Using Deep Learning to Classify Airliner Flight Profiles for Post-Flight Analysis

Program: Data Science Master's
Location: Not Specified (onsite)
Student: Kobus Esterhuysen

This case-study suggests an automatic way for post-flight analysts to undertake classification of flight profiles into useful versus non-useful classes. Instead of using the traditional algorithms for time-series classification, this work makes use of a relatively new approach: Before classifying, first, transform a time-series into an image. This allows for the application of a well-developed set of algorithms from the area of computer vision. In this project, we perform a comparison of a number of these transformation techniques in terms of their associated image classification performance.

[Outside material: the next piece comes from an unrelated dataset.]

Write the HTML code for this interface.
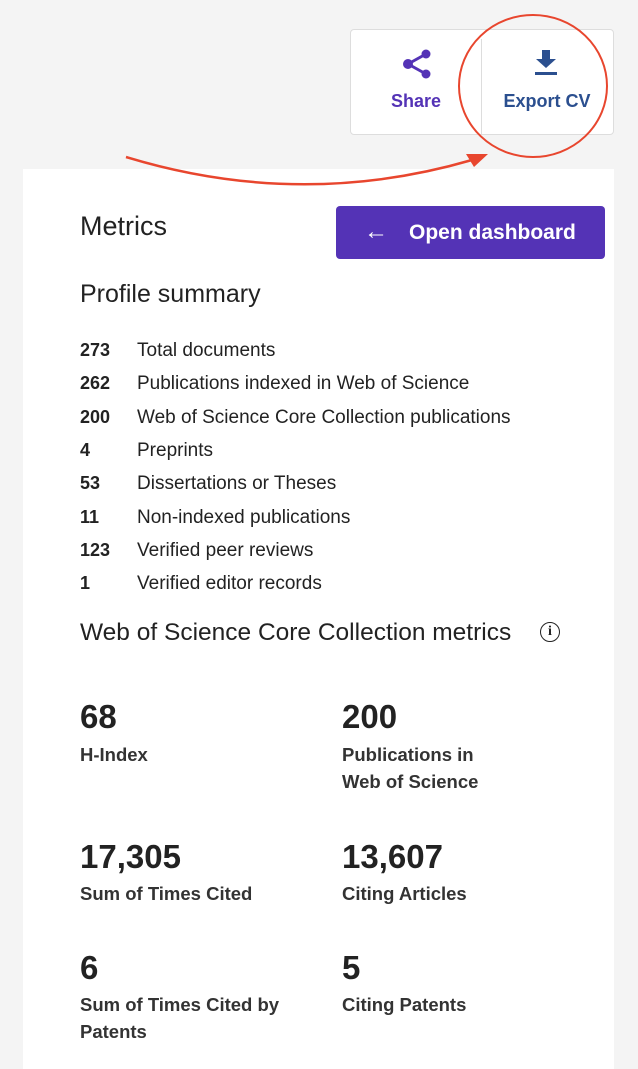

We apply each transformation technique to the time-series dataset, in turn, train a Convolutional Neural Network to do classification, and record the performance. Then we select the most performant transformation technique (a simple line plot that got a 100% F1-score) and use it in the rest of the analysis pipeline.  The pipeline consists of three models. The first model classifies flight profiles into developed (useful) and non-developed (non-useful) profiles. The second model performs multi-label classification on the developed profiles from the first model. The labels reflect whether a profile has canonical climb/cruise/descent segments. The last model classifies flight profiles with canonical cruise segments into classes that have extended cruises (useful) and shorter cruises (non-useful).  Next, we prepare a significant unlabeled test dataset, consisting of data points that have never been seen by any of the models. We construct an end-to-end analytic inference process to simulate a production system, apply it to the test dataset, and obtain impressive results. Finally, we make recommendations to analysts.